Close documents the appearance of his sitters (who are usually his friends or relatives), or of their photographs, in such a way that his paintings represent people as pieces of the physical world. His work is not a personal vision but an effort to make explicit the positivistic bias of the camera's supposedly objective view.

In recent years, Close has been experimenting with various ways of rehumanizing photographic information about the human face. The most resourceful and significant technique he has hit upon is the direct use of his own fingerprints.

In ''Arne (second version),'' for example, Close has used his original photograph as a map of gray tones to guide his slow assembly of the image with innumerable touches of a finger moistened with lithographic ink. What he has done is subject a photograph to a process of hand-mediation.

The final image has the photograph's feeling of instantaneousness and nearly its range of grays, but the surface of the page flickers with the artist's touch in a way that no photograph ever can.

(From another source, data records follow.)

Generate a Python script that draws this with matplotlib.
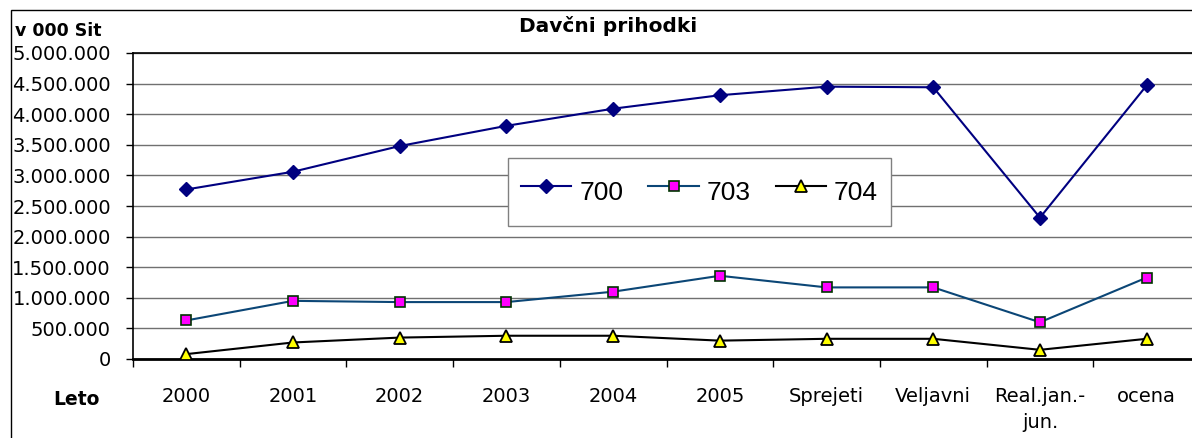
import matplotlib.pyplot as plt
from matplotlib.patches import Rectangle
from matplotlib.ticker import FuncFormatter

# podatki (v 000 Sit)
kategorije = ["2000", "2001", "2002", "2003", "2004", "2005",
              "Sprejeti", "Veljavni", "Real.jan.-\njun.", "ocena"]
k700 = [2770000, 3060000, 3480000, 3810000, 4090000, 4310000, 4450000, 4440000, 2310000, 4470000]
k703 = [630000, 950000, 930000, 930000, 1100000, 1360000, 1170000, 1170000, 600000, 1330000]
k704 = [80000, 270000, 350000, 380000, 380000, 300000, 330000, 330000, 150000, 330000]

W, H = 1192, 438
fig = plt.figure(figsize=(W / 100, H / 100), dpi=100)
ax = fig.add_axes([133 / W, 1 - 359 / H, 1067 / W, 306 / H])

x = list(range(len(kategorije)))

ax.plot(x, k700, color="#000080", lw=1.5, marker="D", ms=7.5,
        mfc="#000080", mec="#000080", label="700", zorder=3)
ax.plot(x, k703, color="#0b4676", lw=1.5, marker="s", ms=6.5,
        mfc="#ff00ff", mec="#003300", mew=1.2, label="703", zorder=3)
ax.plot(x, k704, color="black", lw=1.5, marker="^", ms=8.5,
        mfc="#ffff00", mec="black", mew=1.3, label="704", zorder=3)

# osi
ax.set_xlim(-0.5, 9.5)
ax.set_ylim(0, 5000000)
ax.set_yticks(range(0, 5000001, 500000))
ax.yaxis.set_major_formatter(FuncFormatter(lambda v, p: f"{v:,.0f}".replace(",", ".")))
ax.grid(axis="y", color="#707070", lw=1.0)
ax.set_axisbelow(True)

ax.set_xticks(x)
ax.set_xticklabels(kategorije, linespacing=1.45)
ax.set_xticks([i + 0.5 for i in range(-1, 10)], minor=True)
ax.tick_params(axis="x", which="major", length=0, pad=20, labelsize=14, colors="black")
ax.tick_params(axis="x", which="minor", length=6, width=1, direction="out")
ax.tick_params(axis="y", length=5, width=1, pad=11, labelsize=14, colors="black")

for s in ["left", "top"]:
    ax.spines[s].set_linewidth(1.2)
ax.spines["bottom"].set_linewidth(2)
ax.spines["right"].set_visible(False)

# besedila
fig.text(608 / W, 1 - 32 / H, "Davčni prihodki", ha="center", va="baseline",
         fontsize=14.5, fontweight="bold")
fig.text(15 / W, 1 - 36 / H, "v 000 Sit", ha="left", va="baseline",
         fontsize=12.5, fontweight="bold")
fig.text(76 / W, 1 - 405 / H, "Leto", ha="center", va="baseline",
         fontsize=13.5, fontweight="bold")

# legenda
leg = ax.legend(loc="center", bbox_to_anchor=(699.5 / W, 1 - 192 / H),
                bbox_transform=fig.transFigure, ncol=3, fancybox=False,
                framealpha=1, edgecolor="#808080",
                prop={"family": "Liberation Sans", "size": 19},
                handlelength=1.9, handletextpad=0.3, columnspacing=0.95,
                handleheight=2.1, borderpad=0.5)
leg.get_frame().set_linewidth(1.0)

# okvir grafa
fig.patches.append(Rectangle((11 / W, -0.2), 1.5, 1.2 - 10 / H, transform=fig.transFigure,
                             fill=False, edgecolor="black", lw=1.0))

fig.savefig("out.png", dpi=100)
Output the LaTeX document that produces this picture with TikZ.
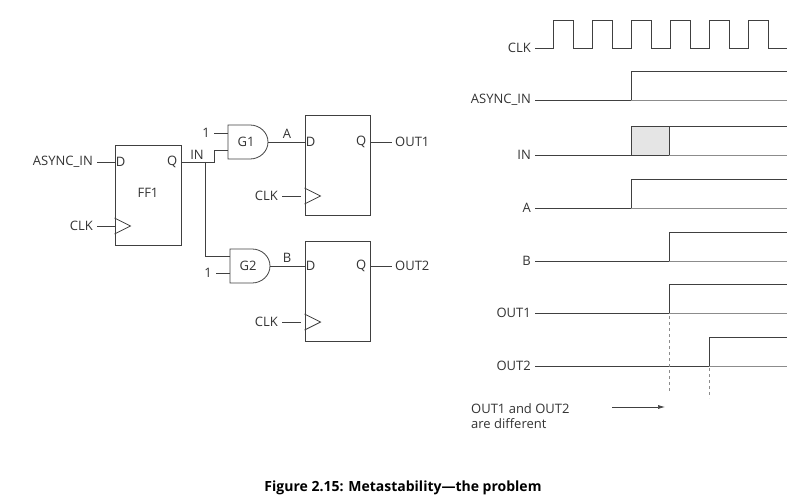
\documentclass[tikz,border=0pt]{standalone}
\usepackage{fontspec}
\setmainfont{Open Sans}
\usetikzlibrary{arrows.meta, positioning}

\begin{document}
\begin{tikzpicture}[x=1pt, y=-1pt,
    wire/.style={draw=black!75, line width=0.8pt},
    ghost/.style={draw=black!45, line width=0.7pt},
    ff/.style={rectangle, draw=black!75, line width=0.8pt, minimum width=65pt, minimum height=100pt, inner sep=0pt},
    lbl/.style={font=\fontsize{13}{15}\selectfont, text=black!80, inner sep=1pt},
    sig/.style={lbl, anchor=east, inner xsep=4pt},
    arrow/.style={-{Latex[length=7pt,width=4pt]}, draw=black!75, line width=0.7pt}
]
\useasboundingbox (0,0) rectangle (806,500);

% Circuit: flip-flops
\node[ff, minimum width=66pt] (ff1) at (148,195.5) {};
\node[ff] (ff2) at (337.5,165) {};
\node[ff] (ff3) at (337.5,291) {};
\node[lbl] at (148,193) {FF1};
\foreach \f/\dy/\cy in {ff1/162/226, ff2/142/196, ff3/266/322} {
  \node[lbl, anchor=west] at (\f.west |- 0,\dy) {D};
  \node[lbl, anchor=east, inner xsep=4pt] at (\f.east |- 0,\dy) {Q};
  \draw[wire] (\f.west |- 0,\cy-8) -- ++(16,8) -- ++(-16,8);
}

% Circuit: gates
\foreach \g/\x/\y in {G1/228/142, G2/230/266} {
  \draw[wire] (\x+22,\y-17) -- (\x,\y-17) -- (\x,\y+17) -- (\x+22,\y+17) arc (90:-90:18 and 17);
  \node[lbl] at (\x+18,\y) {\g};
}

% Circuit: inputs
\node[sig] (asyncin) at (97,162) {ASYNC\_IN};
\node[sig] (clk1) at (97,226) {CLK};
\node[sig] (clk2) at (282,196) {CLK};
\node[sig] (clk3) at (282,322) {CLK};
\draw[wire] (asyncin.east) -- (ff1.west |- asyncin);
\foreach \c in {clk1, clk2, clk3} \draw[wire] (\c.east) -- ++(19,0);
\node[sig] (one1) at (214,133) {1};
\node[sig] (one2) at (216,273) {1};
\draw[wire] (one1.east) -- (228,133);
\draw[wire] (one2.east) -- (230,273);

% Circuit: nets
\coordinate (jn) at (205,162);
\draw[wire] (ff1.east |- jn) -- (214,162) -- (214,150) -- (228,150);
\draw[wire] (jn) -- (205,256) -- (230,256);
\node[lbl, anchor=south] at (197,161) {IN};
\draw[wire] (268,142) -- (ff2.west |- 0,142);
\draw[wire] (270,266) -- (ff3.west |- 0,266);
\node[lbl, anchor=south] at (287,140) {A};
\node[lbl, anchor=south] at (287,264) {B};
\node[lbl, anchor=west, inner xsep=3pt] (out1) at (392,142) {OUT1};
\node[lbl, anchor=west, inner xsep=3pt] (out2) at (392,266) {OUT2};
\draw[wire] (ff2.east |- out1) -- (out1.west);
\draw[wire] (ff3.east |- out2) -- (out2.west);

% Timing diagram
\node[sig] (tclk) at (535,48) {CLK};
\draw[wire] (tclk.east) -- (553,48)
  \foreach \i in {0,...,5} { -- (553+39*\i,48) -- (553+39*\i,20) -- (573+39*\i,20) -- (573+39*\i,48) -- (592+39*\i,48) }
  -- (787,48);
\foreach \n/\lo/\t in {ASYNC\_IN/100/631, A/208/631, B/261/669, OUT1/313/669, OUT2/366/709} {
  \node[sig] (s) at (535,\lo) {\n};
  \draw[wire] (s.east) -- (\t,\lo) -- (\t,\lo-29) -- (787,\lo-29);
  \draw[ghost] (\t,\lo) -- (787,\lo);
}
\node[sig] (sin) at (535,155) {IN};
\filldraw[wire, fill=black!10] (631,155) rectangle (669,126);
\draw[wire] (sin.east) -- (631,155);
\draw[wire] (669,126) -- (787,126);
\draw[ghost] (669,155) -- (787,155);
\draw[ghost, dashed] (669,316) -- (669,392);
\draw[ghost, dashed] (709,368) -- (709,398);

\node[lbl, anchor=west, align=left] (note) at (470,416) {OUT1 and OUT2\\are different};
\coordinate (tip) at (665,407);
\draw[arrow] (612,407) -- (tip);

\node[font=\bfseries\fontsize{14}{16}\selectfont] at (403,488) {Figure 2.15: Metastability—the problem};
\end{tikzpicture}
\end{document}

The instantaneous look of the photographic image belies the painstaking process of accumulating fingerprints precisely on the page. The fingerprint technique breaks the single photographic act into countless drawing decisions.

There is some wit in Close's technique, for he has made literal the popular notion that an artist's handiwork bears his characteristic manner of execution, his ''fingerprints.'' At the same time, he has devised a way of making drawings without line and without traditional drawing tools.

It is literally true, as well, that his fingerprint drawings have a touching quality not seen in his large paintings. The technique itself has a constancy of scale not inherent in painting or photography. And the legibility of the fingerprints is a constant reminder of the pictorial subject's humanity.

Finally, there is a kind of childlikeness, almost an innocence, to the fingerprint technique that seems to attest the artist's reluctance to judge the people he pictures.